The second initiative promises to be particularly useful. It is an intelligence-sharing network involving the authorities, but also the wider pensions community. The aim is to build a shared network of open-source information on potentially questionable arrangements, gathered by as many practitioners as possible as part of their due diligence.
The planned arrangement would allow PSIG members to see intelligence from other members, helping them avoid duplication of effort. PSIG recognises the challenges presented by the need to comply with the General Data Protection Regulation (GDPR) particularly in respect of sharing identifiable personal data but is hopeful that these can be overcome. If so, the tool should help:
- better protect members
- reduce the huge cost of checking whether something that appears suspicious is likely to be a scam
- streamline reporting of suspicious players to Action Fraud.
Anyone who has experienced the frustrations and cost of having to investigate a possible scam will recognise the potential benefits of shared intelligence. This should be of particular benefit to those running smaller schemes, where the smaller number of members usually means a smaller number of scam experiences, leaving them more exposed to scams that the larger schemes might have already identified.
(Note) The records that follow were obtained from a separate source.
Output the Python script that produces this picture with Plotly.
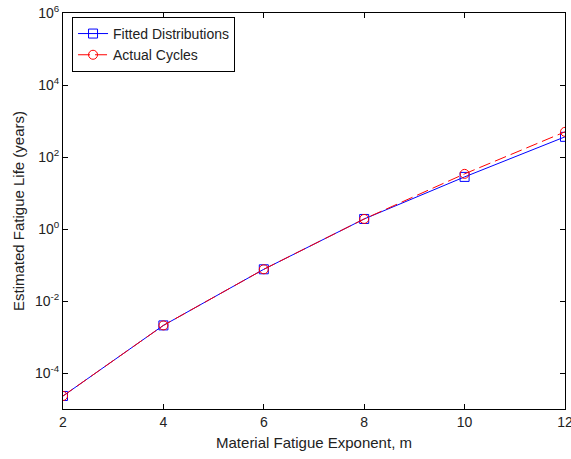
import plotly.graph_objects as go

# Fatigue exponent m and estimated fatigue life (years)
exponent_m = [2, 4, 6, 8, 10, 12]
life_fitted = [2.3e-5, 2.1e-3, 0.076, 1.9, 28, 363]
life_actual = [2.3e-5, 2.1e-3, 0.076, 1.9, 34, 500]

y_tick_vals = [1e-4, 1e-2, 1e0, 1e2, 1e4, 1e6]
y_tick_text = ["10<sup>-4</sup>", "10<sup>-2</sup>", "10<sup>0</sup>",
               "10<sup>2</sup>", "10<sup>4</sup>", "10<sup>6</sup>"]
x_tick_vals = [2, 4, 6, 8, 10, 12]

FAMILY = "Liberation Sans, Arial, sans-serif"
tick_font = dict(family=FAMILY, size=14, color="#222")
title_font = dict(family=FAMILY, size=15, color="#222")
legend_font = dict(family=FAMILY, size=14, color="#222")

fig = go.Figure()
fig.add_trace(go.Scatter(
    x=exponent_m, y=life_fitted, name="Fitted Distributions",
    mode="lines+markers",
    line=dict(color="#0000ff", width=1),
    marker=dict(symbol="square-open", size=9, color="#0000ff", line=dict(width=1)),
))
fig.add_trace(go.Scatter(
    x=exponent_m, y=life_actual, name="Actual Cycles",
    mode="lines+markers",
    line=dict(color="#ff0000", width=1, dash="12px,5px"),
    marker=dict(symbol="circle-open", size=9, color="#ff0000", line=dict(width=1)),
))

axis_common = dict(
    showgrid=False, zeroline=False, showline=True, linecolor="black", linewidth=1,
    mirror="ticks", ticks="inside", ticklen=5, tickcolor="black",
    tickfont=tick_font, automargin=False,
)

fig.update_layout(
    width=571, height=459,
    margin=dict(l=63, r=6, t=13, b=50),
    paper_bgcolor="white", plot_bgcolor="white",
    font=tick_font,
    showlegend=True,
    legend=dict(
        x=0.018, y=0.99, xanchor="left", yanchor="top",
        bordercolor="black", borderwidth=1, bgcolor="white",
        font=legend_font,
        tracegroupgap=0, itemwidth=30,
    ),
    xaxis=dict(
        range=[2, 12], tickvals=x_tick_vals, ticklabeloverflow="allow",
        title=dict(text="Material Fatigue Exponent, m", font=title_font, standoff=8),
        **axis_common,
    ),
    yaxis=dict(
        type="log", range=[-5, 6], tickvals=y_tick_vals, ticktext=y_tick_text,
        title=dict(text="Estimated Fatigue Life (years)", font=title_font, standoff=6),
        **axis_common,
    ),
)

fig.write_html("out.html")
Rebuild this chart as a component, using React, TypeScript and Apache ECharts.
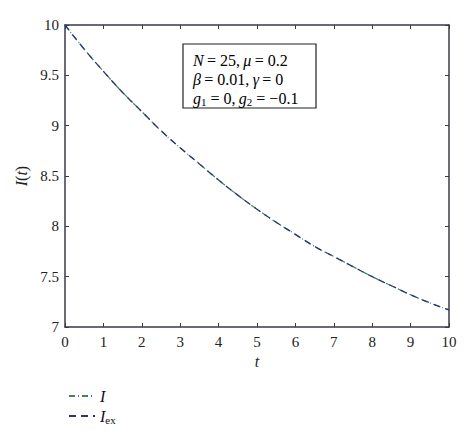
import React, { useEffect, useRef } from "react";
import * as echarts from "echarts";

const tValues = [0, 0.5, 1, 1.5, 2, 2.5, 3, 3.5, 4, 4.5, 5, 5.5, 6, 6.5, 7, 7.5, 8, 8.5, 9, 9.5, 10];
const iValues = [10, 9.76, 9.54, 9.33, 9.14, 8.95, 8.78, 8.62, 8.46, 8.31, 8.17, 8.04, 7.92, 7.80, 7.70, 7.60, 7.50, 7.41, 7.32, 7.24, 7.17];
const iexValues = [10, 9.76, 9.54, 9.33, 9.14, 8.95, 8.78, 8.62, 8.46, 8.31, 8.17, 8.04, 7.92, 7.80, 7.70, 7.60, 7.50, 7.41, 7.32, 7.24, 7.17];
const yTickLabels = ["7", "7.5", "8", "8.5", "9", "9.5", "10"];

const FONT = "Liberation Serif";
const AXIS_COLOR = "#3a3a4a";
const NAVY = "#2c3280";
const GREEN = "#3d8a4a";

export default function App() {
  const ref = useRef<HTMLDivElement>(null);
  useEffect(() => {
    if (!ref.current) return;
    const chart = echarts.init(ref.current, undefined, { renderer: "svg" });
    const axisCommon = {
      type: "value" as const,
      axisLine: { show: true, onZero: false, lineStyle: { color: AXIS_COLOR, width: 1.5 } },
      axisTick: { show: true, inside: true, length: 4, lineStyle: { color: AXIS_COLOR, width: 1 } },
      splitLine: { show: false },
    };
    const rich = {
      it: { fontFamily: FONT, fontStyle: "italic", fontSize: 16, color: "#111" },
      n: { fontFamily: FONT, fontSize: 16, color: "#111" },
      sub: { fontFamily: FONT, fontSize: 11, color: "#111", padding: [7, 0, 0, 0] },
    };
    chart.setOption({
      animation: false,
      grid: { left: 65, right: 25, top: 25, bottom: 118 },
      xAxis: [
        {
          ...axisCommon,
          min: 0,
          max: 10,
          interval: 1,
          position: "bottom",
          axisLabel: { fontFamily: FONT, fontSize: 15, color: "#222", margin: 7 },
          name: "t",
          nameLocation: "middle",
          nameGap: 23,
          nameTextStyle: { fontFamily: FONT, fontSize: 16, fontStyle: "italic", color: "#222" },
        },
        {
          ...axisCommon,
          min: 0,
          max: 10,
          interval: 1,
          position: "top",
          axisLabel: { show: false },
        },
      ],
      yAxis: [
        {
          ...axisCommon,
          min: 7,
          max: 10,
          interval: 0.5,
          position: "left",
          axisLabel: {
            fontFamily: FONT,
            fontSize: 15,
            color: "#222",
            margin: 6,
            formatter: (v: number) => yTickLabels[Math.round((v - 7) / 0.5)] ?? String(v),
          },
          name: "{it|I}{n|(}{it|t}{n|)}",
          nameLocation: "middle",
          nameGap: 26,
          nameRotate: 90,
          nameTextStyle: {
            rich: {
              it: { fontFamily: FONT, fontStyle: "italic", fontSize: 16, color: "#222" },
              n: { fontFamily: FONT, fontSize: 16, color: "#222" },
            },
          },
        },
        {
          ...axisCommon,
          min: 7,
          max: 10,
          interval: 0.5,
          position: "right",
          axisLabel: { show: false },
        },
      ],
      legend: {
        orient: "vertical",
        left: 63,
        top: 383,
        itemWidth: 26,
        itemHeight: 12,
        itemGap: 4,
        data: ["I", "Iex"],
        itemStyle: { opacity: 0 },
        formatter: (name: string) => (name === "I" ? "{it|I}" : "{it|I}{sub|ex}"),
        textStyle: {
          rich: {
            it: { fontFamily: FONT, fontStyle: "italic", fontSize: 16, color: "#111" },
            sub: { fontFamily: FONT, fontSize: 11, color: "#111", padding: [7, 0, 0, 0] },
          },
        },
      },
      graphic: [
        {
          type: "rect",
          shape: { x: 183, y: 44, width: 133, height: 64 },
          style: { fill: "#fff", stroke: "#222", lineWidth: 1.2 },
          z: 10,
        },
        {
          type: "text",
          x: 193,
          y: 51,
          z: 11,
          style: {
            text:
              "{it|N} {n|= 25,} {it|μ} {n|= 0.2}\n" +
              "{it|β} {n|= 0.01,} {it|γ} {n|= 0}\n" +
              "{it|g}{sub|1}{n| = 0,} {it|g}{sub|2}{n| = −0.1}",
            lineHeight: 19,
            rich,
          },
        },
      ],
      series: [
        {
          name: "I",
          type: "line",
          data: tValues.map((t, i) => [t, iValues[i]]),
          smooth: true,
          showSymbol: false,
          symbol: "none",
          lineStyle: { color: GREEN, width: 1.2, type: [6, 3, 1, 3] },
          itemStyle: { color: GREEN },
          z: 2,
        },
        {
          name: "Iex",
          type: "line",
          data: tValues.map((t, i) => [t, iexValues[i]]),
          smooth: true,
          showSymbol: false,
          symbol: "none",
          lineStyle: { color: NAVY, width: 1.3, type: [7, 5] },
          itemStyle: { color: NAVY },
          z: 3,
        },
      ],
    });
    return () => chart.dispose();
  }, []);
  return (
    <div
      ref={ref}
      style={{ position: "fixed", left: 0, top: 0, width: 474, height: 445, background: "#fff" }}
    />
  );
}
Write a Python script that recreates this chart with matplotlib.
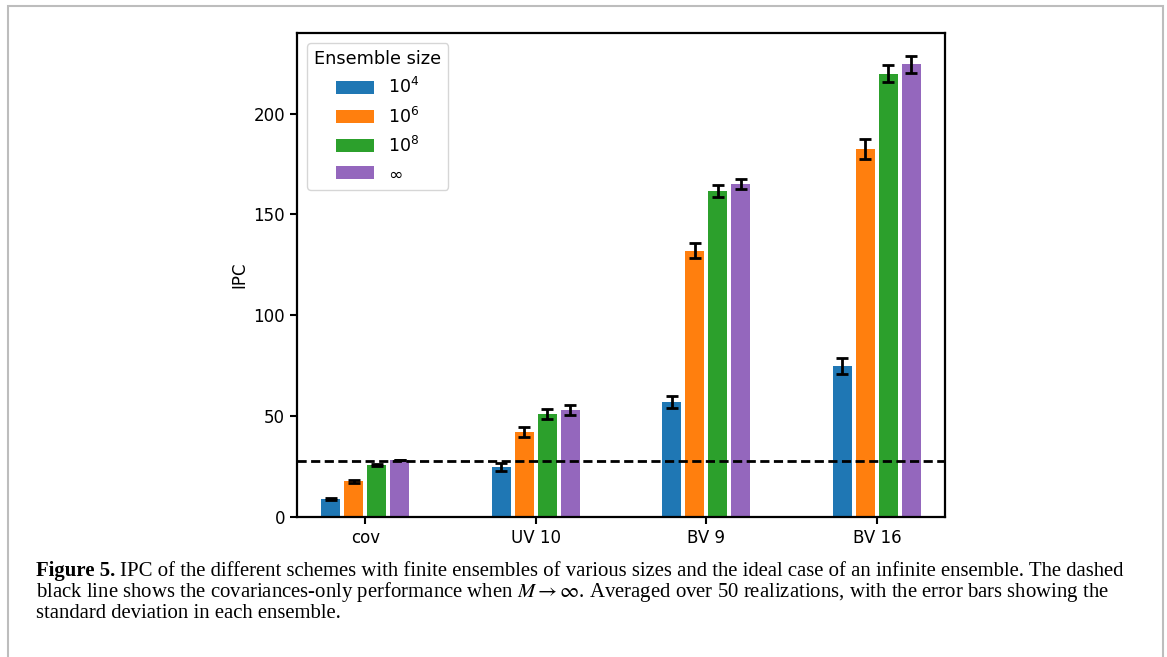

Pension fraud, in whatever form, will always be a problem. Inevitably the industry will always be behind the curve as fraudsters constantly develop new ways to ply their trade. Those involved with running schemes will no doubt over time continue to improve the effectiveness of their response through improved understanding of the principles involved, and the rigid application of strong processes. However, they will be better placed to respond to new specific threats if they have early access to the latest intelligence drawn from the experiences of other schemes.
The war will still need to be fought on multiple fronts, but as with any conflict, intelligence will be key to success. A brief look at the examples of scams mentioned above clearly demonstrates this. The more parties that are involved in any intelligence sharing, the more effective will be the protection given to members’ valuable pensions.